Third-Party Buyout Restrictions

A third-party buyout happens when someone other than the original lessee purchases the leased vehicle, often a dealer who wants to buy it for resale. This used to be a common way to capture equity: if your car was worth more than the residual, a dealer could buy it from the leasing company at the residual price, then sell it at market value, splitting the profit with you.

Several major manufacturers have cracked down on this. Honda, Acura, Toyota, Kia, and Hyundai either prohibit or significantly restrict third-party buyouts. Ford, GM, and some luxury brands like BMW and Audi may still allow them, but policies change frequently. Check your lease agreement for language about transfer restrictions, and call your leasing company to confirm the current policy before arranging anything with a dealer. If third-party buyouts are blocked, your only options are buying the car yourself (and then reselling it if you want to capture the equity) or returning it to the leasing company.

Buying Out a Lease Through a Dealer vs. Directly

If your leasing company allows it, you can process the buyout entirely on your own by contacting the lessor, sending payment, and handling the title transfer at your local motor vehicle office. This is the cheapest route because you avoid dealer involvement entirely.

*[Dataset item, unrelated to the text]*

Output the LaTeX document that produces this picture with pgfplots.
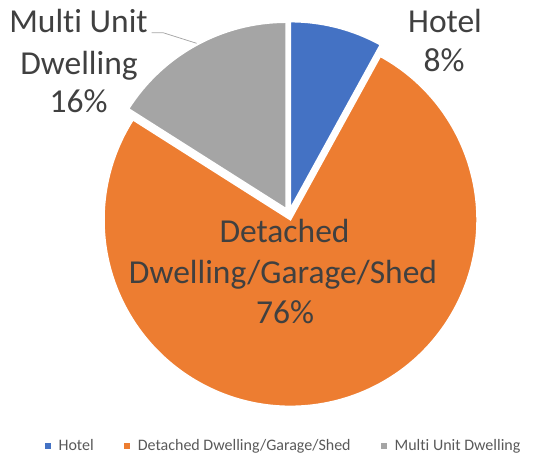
\documentclass[border=0pt]{standalone}
\usepackage{pgfplots}
\usepackage{pgfplotstable}
\pgfplotsset{compat=1.18}
\usepackage{fontspec}
\setmainfont{Carlito}[Ligatures={NoCommon}]
\definecolor{cBlue}{HTML}{4472C4}
\definecolor{cOrange}{HTML}{ED7D31}
\definecolor{cGray}{HTML}{A5A5A5}
\definecolor{labtext}{HTML}{404040}
\definecolor{legtext}{HTML}{595959}
\definecolor{leader}{HTML}{A6A6A6}

\pgfplotstableread{
label value
Hotel 8
Detached 76
Multi 16
}\piedata

\pgfplotstablegetelem{0}{value}\of\piedata \pgfmathsetmacro\vA{\pgfplotsretval}
\pgfplotstablegetelem{1}{value}\of\piedata \pgfmathsetmacro\vB{\pgfplotsretval}
\pgfplotstablegetelem{2}{value}\of\piedata \pgfmathsetmacro\vC{\pgfplotsretval}
\pgfmathsetmacro\aA{90}
\pgfmathsetmacro\bA{\aA-3.6*\vA}
\pgfmathsetmacro\aB{\bA}
\pgfmathsetmacro\bB{\aB-3.6*\vB}
\pgfmathsetmacro\aC{\bB}
\pgfmathsetmacro\bC{\aC-3.6*\vC}
\pgfmathsetmacro\mA{(\aA+\bA)/2}
\pgfmathsetmacro\mB{(\aB+\bB)/2}
\pgfmathsetmacro\mC{(\aC+\bC)/2}
\def\expl{6}
\def\rad{186.5bp}

\begin{document}
\begin{tikzpicture}
\begin{axis}[
  x=1bp, y=1bp,
  xmin=-289, xmax=252, ymin=-239, ymax=214,
  hide axis, clip=false,
  legend columns=3,
  legend cell align=left,
  legend style={at={(axis cs:-5.5,-232)}, anchor=center, draw=none, fill=none,
    font=\fontsize{16bp}{19bp}\selectfont, text=legtext, inner sep=0pt,
    /tikz/every even column/.append style={column sep=28bp}},
  legend image code/.code={\fill[#1,draw=none] (0bp,-3.25bp) rectangle (6.5bp,3.25bp);
    \path[draw=none,fill=none] (0bp,-0.1bp) rectangle (12bp,0.1bp);},
]
\path (rel axis cs:0,0) rectangle (rel axis cs:1,1);
\fill[cBlue, draw=white, line width=1.5bp]
  (axis cs:{\expl*cos(\mA)},{\expl*sin(\mA)}) -- ++(\aA:\rad)
  arc[start angle=\aA, end angle=\bA, radius=\rad] -- cycle;
\fill[cOrange, draw=white, line width=1.5bp]
  (axis cs:{\expl*cos(\mB)},{\expl*sin(\mB)}) -- ++(\aB:\rad)
  arc[start angle=\aB, end angle=\bB, radius=\rad] -- cycle;
\fill[cGray, draw=white, line width=1.5bp]
  (axis cs:{\expl*cos(\mC)},{\expl*sin(\mC)}) -- ++(\aC:\rad)
  arc[start angle=\aC, end angle=\bC, radius=\rad] -- cycle;

\addlegendimage{cBlue}\addlegendentry{Hotel}
\addlegendimage{cOrange}\addlegendentry{Detached Dwelling/Garage/Shed}
\addlegendimage{cGray}\addlegendentry{Multi Unit Dwelling}

\draw[leader, line width=0.75bp] (axis cs:-137.4,181.3) -- (axis cs:-126,181.3) -- (axis cs:-92.4,170.7);

\begin{scope}[every node/.style={text=labtext, font=\fontsize{33.5bp}{40bp}\selectfont, inner sep=0pt, anchor=base}]
\node at (axis cs:156,181) {Hotel};
\node at (axis cs:155,142) {8\%};
\node at (axis cs:-210.5,181) {Multi Unit};
\node at (axis cs:-210,139) {Dwelling};
\node at (axis cs:-210.5,101) {16\%};
\node at (axis cs:-4.5,-29) {Detached};
\node at (axis cs:-6,-69) {Dwelling/Garage/Shed};
\node at (axis cs:-4,-109) {76\%};
\end{scope}
\end{axis}
\end{tikzpicture}
\end{document}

Some people prefer to have a dealer handle the transaction, especially if they are financing the buyout and want to bundle everything in one place. The tradeoff is cost: dealers typically add a documentation fee that can range from $100 to nearly $1,000 depending on the state, and some may try to mark up the purchase price or add products you did not ask for. If you go the dealer route, get an itemized breakdown of every charge and compare the total to what you would pay by buying directly from the leasing company. The math usually favors doing it yourself.